[Brief]:
Please find all lines in the data that hold the string "with" and copy them.

[Data lines]:

┄┄┄┄┄┄┄┄┄┄┄┄┄┄┄┄┄┄┄┄

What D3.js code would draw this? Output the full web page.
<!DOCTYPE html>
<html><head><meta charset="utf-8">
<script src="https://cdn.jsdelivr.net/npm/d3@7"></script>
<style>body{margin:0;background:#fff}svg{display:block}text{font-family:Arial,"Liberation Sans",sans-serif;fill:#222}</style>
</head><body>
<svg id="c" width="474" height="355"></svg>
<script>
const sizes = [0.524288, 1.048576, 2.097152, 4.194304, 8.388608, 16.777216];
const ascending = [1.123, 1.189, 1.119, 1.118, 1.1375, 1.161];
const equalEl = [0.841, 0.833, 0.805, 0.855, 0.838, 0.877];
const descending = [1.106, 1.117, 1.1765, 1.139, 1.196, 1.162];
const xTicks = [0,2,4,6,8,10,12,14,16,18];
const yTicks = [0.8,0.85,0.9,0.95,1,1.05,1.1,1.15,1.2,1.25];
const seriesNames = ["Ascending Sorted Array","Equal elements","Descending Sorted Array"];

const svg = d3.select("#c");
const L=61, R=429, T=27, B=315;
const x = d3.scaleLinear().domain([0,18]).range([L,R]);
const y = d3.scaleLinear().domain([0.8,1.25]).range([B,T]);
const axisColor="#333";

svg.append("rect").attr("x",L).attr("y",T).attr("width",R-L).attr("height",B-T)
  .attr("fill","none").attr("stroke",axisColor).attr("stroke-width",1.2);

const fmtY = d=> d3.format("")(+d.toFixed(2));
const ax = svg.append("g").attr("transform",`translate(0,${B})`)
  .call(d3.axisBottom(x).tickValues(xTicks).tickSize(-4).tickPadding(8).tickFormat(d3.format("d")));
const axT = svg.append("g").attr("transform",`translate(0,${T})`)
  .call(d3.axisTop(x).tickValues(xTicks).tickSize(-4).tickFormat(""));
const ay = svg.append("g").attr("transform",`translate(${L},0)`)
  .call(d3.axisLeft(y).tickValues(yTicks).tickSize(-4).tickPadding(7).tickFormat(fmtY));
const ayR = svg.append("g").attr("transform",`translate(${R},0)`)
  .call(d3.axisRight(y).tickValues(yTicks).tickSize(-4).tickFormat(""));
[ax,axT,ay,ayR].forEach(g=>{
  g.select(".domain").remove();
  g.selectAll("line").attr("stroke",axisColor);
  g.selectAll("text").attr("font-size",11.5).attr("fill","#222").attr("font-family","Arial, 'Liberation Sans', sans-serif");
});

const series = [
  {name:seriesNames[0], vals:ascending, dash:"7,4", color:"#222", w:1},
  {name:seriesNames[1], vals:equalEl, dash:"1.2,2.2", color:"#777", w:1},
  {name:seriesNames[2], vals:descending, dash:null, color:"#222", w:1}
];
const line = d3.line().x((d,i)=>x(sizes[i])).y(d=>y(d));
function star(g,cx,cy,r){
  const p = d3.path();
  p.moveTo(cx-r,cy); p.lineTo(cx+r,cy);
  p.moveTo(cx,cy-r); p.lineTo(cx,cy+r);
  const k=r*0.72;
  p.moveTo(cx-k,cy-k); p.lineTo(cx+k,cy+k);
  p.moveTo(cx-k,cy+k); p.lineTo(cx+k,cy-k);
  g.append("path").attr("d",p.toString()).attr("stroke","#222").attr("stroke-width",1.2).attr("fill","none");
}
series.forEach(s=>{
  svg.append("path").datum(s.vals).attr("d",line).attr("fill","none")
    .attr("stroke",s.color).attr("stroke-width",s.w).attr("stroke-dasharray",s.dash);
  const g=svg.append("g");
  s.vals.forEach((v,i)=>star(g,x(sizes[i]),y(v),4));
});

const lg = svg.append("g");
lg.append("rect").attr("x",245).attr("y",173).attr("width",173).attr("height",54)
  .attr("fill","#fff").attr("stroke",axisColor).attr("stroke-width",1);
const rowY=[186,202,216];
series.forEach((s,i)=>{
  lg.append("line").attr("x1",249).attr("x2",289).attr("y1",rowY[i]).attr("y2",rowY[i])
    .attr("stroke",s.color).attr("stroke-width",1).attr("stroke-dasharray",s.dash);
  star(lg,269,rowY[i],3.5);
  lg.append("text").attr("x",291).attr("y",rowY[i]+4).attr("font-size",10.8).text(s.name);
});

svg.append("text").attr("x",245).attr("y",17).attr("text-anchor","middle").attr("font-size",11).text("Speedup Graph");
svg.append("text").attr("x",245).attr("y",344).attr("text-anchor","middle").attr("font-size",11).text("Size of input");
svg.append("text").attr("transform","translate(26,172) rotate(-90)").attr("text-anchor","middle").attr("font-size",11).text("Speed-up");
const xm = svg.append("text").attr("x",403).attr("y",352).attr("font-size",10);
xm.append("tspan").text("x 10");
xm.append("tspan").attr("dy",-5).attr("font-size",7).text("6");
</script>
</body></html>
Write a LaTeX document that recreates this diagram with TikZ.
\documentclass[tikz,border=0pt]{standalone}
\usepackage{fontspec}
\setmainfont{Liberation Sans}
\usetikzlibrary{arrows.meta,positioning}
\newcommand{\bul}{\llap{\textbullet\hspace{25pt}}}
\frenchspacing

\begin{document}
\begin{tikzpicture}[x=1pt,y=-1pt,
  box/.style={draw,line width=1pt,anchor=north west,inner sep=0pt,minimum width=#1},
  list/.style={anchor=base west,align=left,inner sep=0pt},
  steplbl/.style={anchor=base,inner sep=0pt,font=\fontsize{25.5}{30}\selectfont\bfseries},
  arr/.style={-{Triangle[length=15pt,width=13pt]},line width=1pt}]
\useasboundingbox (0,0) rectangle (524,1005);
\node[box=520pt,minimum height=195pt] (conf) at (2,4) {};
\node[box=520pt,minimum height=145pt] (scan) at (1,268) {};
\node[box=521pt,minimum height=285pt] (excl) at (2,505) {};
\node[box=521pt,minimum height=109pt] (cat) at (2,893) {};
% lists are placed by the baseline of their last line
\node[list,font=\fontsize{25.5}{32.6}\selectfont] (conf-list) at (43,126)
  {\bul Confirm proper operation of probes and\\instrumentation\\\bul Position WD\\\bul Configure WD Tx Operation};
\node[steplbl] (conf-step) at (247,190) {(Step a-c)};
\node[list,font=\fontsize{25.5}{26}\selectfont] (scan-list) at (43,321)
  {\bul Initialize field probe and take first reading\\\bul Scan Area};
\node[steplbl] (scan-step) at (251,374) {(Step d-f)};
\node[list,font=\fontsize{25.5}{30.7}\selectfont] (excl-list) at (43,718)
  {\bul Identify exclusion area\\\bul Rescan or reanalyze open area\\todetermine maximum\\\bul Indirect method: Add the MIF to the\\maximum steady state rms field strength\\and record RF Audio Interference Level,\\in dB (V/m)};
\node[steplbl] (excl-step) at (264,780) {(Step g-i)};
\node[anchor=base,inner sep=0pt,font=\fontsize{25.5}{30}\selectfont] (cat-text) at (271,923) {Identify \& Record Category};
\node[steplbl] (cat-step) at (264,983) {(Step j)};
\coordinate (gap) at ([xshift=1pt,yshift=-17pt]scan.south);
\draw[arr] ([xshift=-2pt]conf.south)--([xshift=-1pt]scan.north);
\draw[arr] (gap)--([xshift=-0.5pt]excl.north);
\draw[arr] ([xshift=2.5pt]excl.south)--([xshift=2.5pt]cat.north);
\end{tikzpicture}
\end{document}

┄┄┄┄┄┄┄┄┄┄┄┄┄┄┄┄┄┄┄┄

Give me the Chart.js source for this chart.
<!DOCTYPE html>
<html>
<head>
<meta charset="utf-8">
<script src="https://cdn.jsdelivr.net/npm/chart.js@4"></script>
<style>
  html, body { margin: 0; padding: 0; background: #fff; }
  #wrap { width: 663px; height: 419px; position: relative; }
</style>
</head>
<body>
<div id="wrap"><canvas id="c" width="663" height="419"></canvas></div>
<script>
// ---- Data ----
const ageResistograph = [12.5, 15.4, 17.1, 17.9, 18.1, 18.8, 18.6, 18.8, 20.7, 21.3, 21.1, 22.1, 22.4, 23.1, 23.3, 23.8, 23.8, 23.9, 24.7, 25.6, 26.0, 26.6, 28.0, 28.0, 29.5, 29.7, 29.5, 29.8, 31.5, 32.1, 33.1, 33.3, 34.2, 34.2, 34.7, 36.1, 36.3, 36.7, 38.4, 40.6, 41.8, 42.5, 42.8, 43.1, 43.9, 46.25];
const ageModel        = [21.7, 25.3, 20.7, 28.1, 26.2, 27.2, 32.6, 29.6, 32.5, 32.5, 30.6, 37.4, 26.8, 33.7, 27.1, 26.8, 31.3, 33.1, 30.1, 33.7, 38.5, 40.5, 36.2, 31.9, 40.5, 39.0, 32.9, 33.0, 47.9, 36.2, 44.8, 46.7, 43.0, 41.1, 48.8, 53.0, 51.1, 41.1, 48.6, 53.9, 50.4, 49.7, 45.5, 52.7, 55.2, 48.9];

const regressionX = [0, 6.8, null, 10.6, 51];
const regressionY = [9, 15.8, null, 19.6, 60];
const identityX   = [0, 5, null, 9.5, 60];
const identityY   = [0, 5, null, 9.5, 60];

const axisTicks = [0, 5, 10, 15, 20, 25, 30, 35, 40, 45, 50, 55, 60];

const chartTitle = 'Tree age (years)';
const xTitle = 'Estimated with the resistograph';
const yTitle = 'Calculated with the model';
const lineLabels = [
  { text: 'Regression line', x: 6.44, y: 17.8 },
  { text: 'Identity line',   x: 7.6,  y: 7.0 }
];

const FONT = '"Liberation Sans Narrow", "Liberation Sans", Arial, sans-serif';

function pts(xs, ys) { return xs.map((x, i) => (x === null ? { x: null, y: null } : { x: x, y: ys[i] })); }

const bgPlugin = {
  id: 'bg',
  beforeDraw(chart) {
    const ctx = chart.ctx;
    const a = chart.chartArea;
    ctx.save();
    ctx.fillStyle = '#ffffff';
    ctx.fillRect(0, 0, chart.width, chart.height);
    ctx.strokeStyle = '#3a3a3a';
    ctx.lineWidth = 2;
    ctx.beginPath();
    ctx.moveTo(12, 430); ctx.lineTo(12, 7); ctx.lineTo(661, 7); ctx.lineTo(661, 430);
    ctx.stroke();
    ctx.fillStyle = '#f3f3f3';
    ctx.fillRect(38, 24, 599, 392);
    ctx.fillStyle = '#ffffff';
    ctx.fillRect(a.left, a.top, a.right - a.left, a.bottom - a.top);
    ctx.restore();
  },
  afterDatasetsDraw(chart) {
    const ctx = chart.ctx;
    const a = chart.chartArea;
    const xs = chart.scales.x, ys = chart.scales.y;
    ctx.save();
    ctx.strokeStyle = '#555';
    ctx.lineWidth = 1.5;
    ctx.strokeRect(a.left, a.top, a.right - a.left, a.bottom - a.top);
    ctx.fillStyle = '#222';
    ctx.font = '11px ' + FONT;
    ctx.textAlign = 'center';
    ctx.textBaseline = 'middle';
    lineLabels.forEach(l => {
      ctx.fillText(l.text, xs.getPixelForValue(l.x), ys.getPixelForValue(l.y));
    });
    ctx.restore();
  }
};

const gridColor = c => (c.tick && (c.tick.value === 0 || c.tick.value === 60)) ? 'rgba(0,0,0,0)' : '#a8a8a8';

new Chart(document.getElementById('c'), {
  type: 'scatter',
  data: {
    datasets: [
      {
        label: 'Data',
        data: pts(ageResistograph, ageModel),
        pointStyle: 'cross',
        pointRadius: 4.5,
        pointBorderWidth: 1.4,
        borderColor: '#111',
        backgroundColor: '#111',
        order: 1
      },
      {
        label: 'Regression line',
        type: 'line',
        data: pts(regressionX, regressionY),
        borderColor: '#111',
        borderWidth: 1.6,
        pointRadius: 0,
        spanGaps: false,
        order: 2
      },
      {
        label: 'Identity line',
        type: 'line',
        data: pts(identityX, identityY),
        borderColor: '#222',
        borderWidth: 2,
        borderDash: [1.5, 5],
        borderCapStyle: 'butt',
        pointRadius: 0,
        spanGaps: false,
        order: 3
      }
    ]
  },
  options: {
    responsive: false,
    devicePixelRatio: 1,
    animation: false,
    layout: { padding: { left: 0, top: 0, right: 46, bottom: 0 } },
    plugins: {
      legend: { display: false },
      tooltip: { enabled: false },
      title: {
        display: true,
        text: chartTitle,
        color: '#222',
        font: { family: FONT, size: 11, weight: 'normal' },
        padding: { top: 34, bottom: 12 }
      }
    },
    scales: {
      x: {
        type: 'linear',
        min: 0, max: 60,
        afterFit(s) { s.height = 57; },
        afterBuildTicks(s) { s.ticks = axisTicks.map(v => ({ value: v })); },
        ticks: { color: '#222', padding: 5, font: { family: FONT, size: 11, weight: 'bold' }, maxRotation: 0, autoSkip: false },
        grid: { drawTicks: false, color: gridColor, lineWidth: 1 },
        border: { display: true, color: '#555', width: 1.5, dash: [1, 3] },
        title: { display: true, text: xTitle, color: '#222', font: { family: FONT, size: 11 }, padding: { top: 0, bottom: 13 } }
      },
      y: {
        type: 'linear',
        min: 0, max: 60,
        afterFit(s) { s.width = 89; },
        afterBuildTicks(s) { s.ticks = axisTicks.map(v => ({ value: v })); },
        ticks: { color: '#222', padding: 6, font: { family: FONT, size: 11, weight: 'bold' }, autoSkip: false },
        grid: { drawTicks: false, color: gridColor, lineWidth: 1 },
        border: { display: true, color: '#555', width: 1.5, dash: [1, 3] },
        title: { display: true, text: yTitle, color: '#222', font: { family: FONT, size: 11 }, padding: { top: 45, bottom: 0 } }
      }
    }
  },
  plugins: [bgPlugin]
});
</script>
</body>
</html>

┄┄┄┄┄┄┄┄┄┄┄┄┄┄┄┄┄┄┄┄

[Output for this exercise]:
Write a LaTeX document that recreates this diagram with TikZ.
const xTitle = 'Estimated with the resistograph';
const yTitle = 'Calculated with the model';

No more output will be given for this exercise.